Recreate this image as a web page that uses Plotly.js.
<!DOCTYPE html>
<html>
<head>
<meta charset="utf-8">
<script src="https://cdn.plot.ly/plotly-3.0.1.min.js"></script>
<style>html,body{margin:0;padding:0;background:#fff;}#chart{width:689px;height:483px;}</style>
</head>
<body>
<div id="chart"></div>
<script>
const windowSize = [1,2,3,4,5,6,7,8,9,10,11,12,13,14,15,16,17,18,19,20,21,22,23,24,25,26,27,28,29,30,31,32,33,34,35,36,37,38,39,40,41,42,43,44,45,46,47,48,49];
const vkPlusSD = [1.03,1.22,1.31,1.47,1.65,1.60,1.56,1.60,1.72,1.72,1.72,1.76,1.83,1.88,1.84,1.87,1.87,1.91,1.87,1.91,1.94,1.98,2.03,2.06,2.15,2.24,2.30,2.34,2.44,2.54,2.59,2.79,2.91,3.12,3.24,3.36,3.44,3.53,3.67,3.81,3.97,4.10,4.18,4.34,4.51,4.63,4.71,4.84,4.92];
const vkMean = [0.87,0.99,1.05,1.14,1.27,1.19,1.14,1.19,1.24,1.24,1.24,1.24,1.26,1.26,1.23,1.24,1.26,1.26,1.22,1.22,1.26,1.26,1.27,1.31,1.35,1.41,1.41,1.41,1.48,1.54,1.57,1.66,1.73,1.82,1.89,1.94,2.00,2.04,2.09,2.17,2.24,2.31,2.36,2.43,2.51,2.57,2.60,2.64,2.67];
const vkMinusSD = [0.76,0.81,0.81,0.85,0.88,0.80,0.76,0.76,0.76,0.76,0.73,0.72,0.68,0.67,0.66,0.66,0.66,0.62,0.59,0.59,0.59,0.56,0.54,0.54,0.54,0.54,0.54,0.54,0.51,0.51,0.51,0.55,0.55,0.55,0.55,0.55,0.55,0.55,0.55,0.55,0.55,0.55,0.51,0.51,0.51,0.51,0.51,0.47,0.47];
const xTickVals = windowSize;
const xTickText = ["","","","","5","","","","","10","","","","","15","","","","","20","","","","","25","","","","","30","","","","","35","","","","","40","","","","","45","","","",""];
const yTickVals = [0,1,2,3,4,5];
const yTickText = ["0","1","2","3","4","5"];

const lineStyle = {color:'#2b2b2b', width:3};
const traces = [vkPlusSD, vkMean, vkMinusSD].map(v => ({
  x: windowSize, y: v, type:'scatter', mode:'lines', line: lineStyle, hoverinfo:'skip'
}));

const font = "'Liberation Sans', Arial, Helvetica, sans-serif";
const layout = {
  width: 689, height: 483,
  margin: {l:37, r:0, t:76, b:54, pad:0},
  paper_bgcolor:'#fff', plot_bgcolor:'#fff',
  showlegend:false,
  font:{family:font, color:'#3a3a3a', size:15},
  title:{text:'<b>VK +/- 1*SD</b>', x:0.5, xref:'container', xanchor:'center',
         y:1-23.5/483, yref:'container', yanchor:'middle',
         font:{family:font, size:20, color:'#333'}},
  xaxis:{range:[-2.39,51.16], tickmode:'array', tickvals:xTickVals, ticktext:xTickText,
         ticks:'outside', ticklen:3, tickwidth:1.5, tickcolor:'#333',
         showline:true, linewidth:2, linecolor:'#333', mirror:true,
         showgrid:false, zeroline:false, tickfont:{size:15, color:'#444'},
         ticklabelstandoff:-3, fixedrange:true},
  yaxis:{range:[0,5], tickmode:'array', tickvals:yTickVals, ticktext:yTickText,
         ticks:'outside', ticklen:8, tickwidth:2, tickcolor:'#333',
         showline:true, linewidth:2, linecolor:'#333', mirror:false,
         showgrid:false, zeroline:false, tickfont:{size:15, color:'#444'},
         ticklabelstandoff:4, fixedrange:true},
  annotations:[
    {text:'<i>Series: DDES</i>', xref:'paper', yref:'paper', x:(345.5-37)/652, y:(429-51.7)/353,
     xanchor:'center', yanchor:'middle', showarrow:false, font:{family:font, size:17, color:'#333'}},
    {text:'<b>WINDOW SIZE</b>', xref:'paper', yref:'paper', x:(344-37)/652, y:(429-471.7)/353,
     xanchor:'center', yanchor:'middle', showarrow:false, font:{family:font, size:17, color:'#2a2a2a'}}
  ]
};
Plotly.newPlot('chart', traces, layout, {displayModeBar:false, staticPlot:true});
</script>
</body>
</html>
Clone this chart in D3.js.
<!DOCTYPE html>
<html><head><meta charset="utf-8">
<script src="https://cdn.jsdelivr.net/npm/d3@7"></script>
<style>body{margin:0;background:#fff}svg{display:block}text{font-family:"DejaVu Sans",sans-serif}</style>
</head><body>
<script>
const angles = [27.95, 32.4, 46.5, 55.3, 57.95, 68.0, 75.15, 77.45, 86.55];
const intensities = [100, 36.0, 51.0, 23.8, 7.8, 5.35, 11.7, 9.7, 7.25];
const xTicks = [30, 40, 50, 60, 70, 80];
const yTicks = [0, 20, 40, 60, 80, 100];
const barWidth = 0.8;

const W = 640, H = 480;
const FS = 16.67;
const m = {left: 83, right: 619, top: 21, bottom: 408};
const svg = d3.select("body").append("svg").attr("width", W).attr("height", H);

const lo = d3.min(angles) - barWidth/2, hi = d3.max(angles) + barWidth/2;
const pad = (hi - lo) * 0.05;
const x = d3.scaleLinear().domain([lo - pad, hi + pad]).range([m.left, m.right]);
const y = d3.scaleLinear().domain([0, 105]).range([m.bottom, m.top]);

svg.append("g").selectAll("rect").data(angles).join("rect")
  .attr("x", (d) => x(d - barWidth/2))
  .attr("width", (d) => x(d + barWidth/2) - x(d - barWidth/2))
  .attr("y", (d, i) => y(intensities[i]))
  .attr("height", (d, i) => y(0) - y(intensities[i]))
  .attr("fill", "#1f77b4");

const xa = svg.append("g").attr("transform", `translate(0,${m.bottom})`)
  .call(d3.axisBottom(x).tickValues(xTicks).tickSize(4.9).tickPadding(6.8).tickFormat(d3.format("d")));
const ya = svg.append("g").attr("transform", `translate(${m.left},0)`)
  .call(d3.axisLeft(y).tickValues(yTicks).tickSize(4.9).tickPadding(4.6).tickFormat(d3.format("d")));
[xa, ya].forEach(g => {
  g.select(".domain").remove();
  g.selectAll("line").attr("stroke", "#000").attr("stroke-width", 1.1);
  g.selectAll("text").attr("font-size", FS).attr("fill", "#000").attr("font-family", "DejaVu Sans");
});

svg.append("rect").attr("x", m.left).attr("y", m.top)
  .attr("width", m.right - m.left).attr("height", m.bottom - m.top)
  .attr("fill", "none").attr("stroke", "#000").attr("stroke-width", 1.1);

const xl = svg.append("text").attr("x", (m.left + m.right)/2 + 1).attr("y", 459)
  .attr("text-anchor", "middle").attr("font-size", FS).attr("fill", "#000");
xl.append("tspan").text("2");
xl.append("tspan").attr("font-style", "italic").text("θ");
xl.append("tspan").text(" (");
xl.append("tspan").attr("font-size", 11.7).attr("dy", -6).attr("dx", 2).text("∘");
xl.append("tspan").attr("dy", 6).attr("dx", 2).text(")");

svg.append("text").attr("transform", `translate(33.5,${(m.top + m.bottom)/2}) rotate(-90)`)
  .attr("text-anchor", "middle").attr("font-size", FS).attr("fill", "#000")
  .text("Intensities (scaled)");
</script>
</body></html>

...

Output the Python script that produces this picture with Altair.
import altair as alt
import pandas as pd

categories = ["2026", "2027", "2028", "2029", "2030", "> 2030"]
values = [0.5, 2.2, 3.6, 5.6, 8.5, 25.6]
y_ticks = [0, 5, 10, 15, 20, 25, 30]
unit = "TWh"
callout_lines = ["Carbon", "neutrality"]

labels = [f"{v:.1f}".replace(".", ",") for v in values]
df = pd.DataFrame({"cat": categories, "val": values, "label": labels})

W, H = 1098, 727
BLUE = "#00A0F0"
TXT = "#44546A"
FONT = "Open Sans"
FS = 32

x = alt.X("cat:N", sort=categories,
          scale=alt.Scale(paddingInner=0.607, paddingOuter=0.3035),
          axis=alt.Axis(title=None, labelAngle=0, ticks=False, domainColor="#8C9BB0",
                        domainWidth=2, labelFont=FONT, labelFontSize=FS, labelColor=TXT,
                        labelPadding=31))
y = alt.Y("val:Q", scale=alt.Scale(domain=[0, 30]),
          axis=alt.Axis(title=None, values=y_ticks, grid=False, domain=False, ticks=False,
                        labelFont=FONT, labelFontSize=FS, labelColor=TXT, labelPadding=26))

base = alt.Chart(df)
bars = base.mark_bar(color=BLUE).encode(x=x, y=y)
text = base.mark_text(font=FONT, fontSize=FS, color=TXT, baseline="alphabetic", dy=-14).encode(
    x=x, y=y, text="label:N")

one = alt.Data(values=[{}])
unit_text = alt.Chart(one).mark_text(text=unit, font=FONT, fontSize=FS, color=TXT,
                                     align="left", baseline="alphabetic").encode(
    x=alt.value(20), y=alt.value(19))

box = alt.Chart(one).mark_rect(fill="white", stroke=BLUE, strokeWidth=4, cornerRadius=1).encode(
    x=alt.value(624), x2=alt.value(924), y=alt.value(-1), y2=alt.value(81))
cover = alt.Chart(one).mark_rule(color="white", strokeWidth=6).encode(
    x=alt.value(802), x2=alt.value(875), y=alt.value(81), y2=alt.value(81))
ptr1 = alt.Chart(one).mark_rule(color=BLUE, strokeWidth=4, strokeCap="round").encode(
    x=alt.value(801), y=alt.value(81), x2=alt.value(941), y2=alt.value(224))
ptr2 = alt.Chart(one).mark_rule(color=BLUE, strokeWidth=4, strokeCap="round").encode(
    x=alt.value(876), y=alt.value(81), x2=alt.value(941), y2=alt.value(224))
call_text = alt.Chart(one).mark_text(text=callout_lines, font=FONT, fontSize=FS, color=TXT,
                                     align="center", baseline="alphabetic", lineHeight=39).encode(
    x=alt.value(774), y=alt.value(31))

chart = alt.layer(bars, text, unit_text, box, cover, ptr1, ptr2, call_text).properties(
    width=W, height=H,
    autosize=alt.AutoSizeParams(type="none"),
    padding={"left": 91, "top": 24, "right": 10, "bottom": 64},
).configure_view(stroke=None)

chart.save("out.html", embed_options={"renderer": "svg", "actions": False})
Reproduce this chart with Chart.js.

==

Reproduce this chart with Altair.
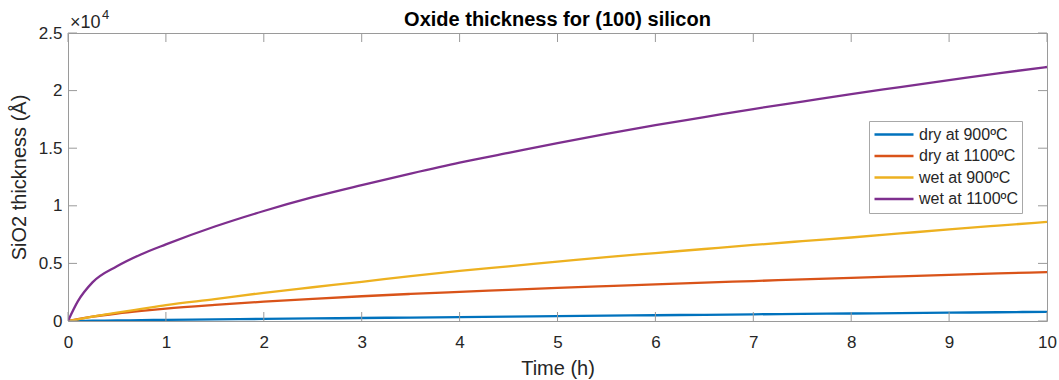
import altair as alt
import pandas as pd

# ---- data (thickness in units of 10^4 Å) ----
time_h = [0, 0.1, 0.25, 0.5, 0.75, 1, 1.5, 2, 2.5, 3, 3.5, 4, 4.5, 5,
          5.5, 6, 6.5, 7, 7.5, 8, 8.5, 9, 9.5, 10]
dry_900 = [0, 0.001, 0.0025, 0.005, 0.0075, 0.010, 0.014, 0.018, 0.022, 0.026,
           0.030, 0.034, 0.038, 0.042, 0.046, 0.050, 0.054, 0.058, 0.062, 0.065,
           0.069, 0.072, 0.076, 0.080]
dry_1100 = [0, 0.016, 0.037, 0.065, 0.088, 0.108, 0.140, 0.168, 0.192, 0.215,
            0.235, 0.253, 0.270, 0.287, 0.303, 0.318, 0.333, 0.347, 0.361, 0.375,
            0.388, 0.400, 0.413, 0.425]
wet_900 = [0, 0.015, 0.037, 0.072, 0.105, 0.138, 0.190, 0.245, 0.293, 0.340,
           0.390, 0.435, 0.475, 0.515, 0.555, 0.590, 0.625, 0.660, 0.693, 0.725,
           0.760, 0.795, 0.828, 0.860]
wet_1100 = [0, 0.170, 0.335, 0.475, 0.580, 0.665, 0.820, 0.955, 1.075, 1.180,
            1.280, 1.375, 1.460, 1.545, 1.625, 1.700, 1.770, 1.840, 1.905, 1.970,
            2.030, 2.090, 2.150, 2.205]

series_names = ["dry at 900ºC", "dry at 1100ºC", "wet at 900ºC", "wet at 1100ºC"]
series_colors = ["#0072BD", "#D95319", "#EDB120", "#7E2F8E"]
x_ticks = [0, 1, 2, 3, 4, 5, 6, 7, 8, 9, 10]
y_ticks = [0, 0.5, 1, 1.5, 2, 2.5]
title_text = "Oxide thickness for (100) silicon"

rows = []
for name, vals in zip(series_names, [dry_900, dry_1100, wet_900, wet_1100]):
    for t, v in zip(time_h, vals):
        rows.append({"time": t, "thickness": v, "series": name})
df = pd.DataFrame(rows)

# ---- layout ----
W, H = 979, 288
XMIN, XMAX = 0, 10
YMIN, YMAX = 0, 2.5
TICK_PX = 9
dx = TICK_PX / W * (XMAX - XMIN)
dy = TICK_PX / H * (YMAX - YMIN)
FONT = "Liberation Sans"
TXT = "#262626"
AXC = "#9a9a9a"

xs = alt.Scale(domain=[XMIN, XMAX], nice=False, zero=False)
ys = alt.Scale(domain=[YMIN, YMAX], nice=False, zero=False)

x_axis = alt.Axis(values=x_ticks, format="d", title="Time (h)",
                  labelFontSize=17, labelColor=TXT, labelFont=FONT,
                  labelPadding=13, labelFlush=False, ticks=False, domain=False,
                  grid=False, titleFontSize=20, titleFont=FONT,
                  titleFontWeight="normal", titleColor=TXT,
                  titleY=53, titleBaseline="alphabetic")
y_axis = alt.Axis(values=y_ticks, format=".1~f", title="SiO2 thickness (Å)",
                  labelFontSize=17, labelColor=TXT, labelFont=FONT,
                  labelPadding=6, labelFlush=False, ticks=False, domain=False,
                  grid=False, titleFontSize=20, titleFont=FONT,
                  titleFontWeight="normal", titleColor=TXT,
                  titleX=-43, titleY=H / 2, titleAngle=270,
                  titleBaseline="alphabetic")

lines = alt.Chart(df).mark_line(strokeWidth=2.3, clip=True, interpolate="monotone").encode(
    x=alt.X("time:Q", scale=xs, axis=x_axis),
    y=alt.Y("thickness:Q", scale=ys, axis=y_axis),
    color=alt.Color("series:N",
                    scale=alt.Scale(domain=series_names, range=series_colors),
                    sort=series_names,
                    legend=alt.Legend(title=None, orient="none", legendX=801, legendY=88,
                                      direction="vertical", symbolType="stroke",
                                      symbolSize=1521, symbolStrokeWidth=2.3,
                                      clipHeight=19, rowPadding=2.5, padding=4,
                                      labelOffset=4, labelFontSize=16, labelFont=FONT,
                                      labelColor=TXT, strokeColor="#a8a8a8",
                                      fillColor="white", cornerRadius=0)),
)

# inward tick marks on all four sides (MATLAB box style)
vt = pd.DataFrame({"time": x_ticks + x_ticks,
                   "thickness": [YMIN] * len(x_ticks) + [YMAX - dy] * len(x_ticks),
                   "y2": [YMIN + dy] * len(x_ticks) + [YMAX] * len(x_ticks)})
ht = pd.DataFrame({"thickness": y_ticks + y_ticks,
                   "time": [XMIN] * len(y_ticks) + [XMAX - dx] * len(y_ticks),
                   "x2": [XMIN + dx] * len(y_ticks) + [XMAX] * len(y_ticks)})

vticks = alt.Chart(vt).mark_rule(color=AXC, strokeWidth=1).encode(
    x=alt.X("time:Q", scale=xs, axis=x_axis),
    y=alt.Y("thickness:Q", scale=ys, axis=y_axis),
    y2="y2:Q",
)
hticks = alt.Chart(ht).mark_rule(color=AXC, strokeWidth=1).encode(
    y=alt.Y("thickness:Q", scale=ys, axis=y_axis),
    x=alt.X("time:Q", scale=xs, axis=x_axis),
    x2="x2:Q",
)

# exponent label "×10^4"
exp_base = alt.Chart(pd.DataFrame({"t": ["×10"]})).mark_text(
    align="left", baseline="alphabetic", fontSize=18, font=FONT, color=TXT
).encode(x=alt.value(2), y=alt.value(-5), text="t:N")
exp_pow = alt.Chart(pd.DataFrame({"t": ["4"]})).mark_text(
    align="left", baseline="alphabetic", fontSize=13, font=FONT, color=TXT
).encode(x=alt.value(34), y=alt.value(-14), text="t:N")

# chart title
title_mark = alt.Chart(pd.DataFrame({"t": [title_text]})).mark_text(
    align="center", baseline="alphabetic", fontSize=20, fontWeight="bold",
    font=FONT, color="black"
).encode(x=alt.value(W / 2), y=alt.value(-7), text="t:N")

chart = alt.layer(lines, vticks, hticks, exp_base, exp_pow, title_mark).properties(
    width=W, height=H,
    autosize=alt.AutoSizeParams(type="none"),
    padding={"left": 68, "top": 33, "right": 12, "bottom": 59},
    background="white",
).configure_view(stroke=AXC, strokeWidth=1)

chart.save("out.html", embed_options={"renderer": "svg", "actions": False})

### Exercise aim
Nothing but the lines from the one with "Output the Python" through the one with "labelFontSize=FS, labelColor=TXT, labelPadding=26))" should be repeated, and each exactly.

### Final result
Output the Python script that produces this picture with Altair.
import altair as alt
import pandas as pd

categories = ["2026", "2027", "2028", "2029", "2030", "> 2030"]
values = [0.5, 2.2, 3.6, 5.6, 8.5, 25.6]
y_ticks = [0, 5, 10, 15, 20, 25, 30]
unit = "TWh"
callout_lines = ["Carbon", "neutrality"]

labels = [f"{v:.1f}".replace(".", ",") for v in values]
df = pd.DataFrame({"cat": categories, "val": values, "label": labels})

W, H = 1098, 727
BLUE = "#00A0F0"
TXT = "#44546A"
FONT = "Open Sans"
FS = 32

x = alt.X("cat:N", sort=categories,
          scale=alt.Scale(paddingInner=0.607, paddingOuter=0.3035),
          axis=alt.Axis(title=None, labelAngle=0, ticks=False, domainColor="#8C9BB0",
                        domainWidth=2, labelFont=FONT, labelFontSize=FS, labelColor=TXT,
                        labelPadding=31))
y = alt.Y("val:Q", scale=alt.Scale(domain=[0, 30]),
          axis=alt.Axis(title=None, values=y_ticks, grid=False, domain=False, ticks=False,
                        labelFont=FONT, labelFontSize=FS, labelColor=TXT, labelPadding=26))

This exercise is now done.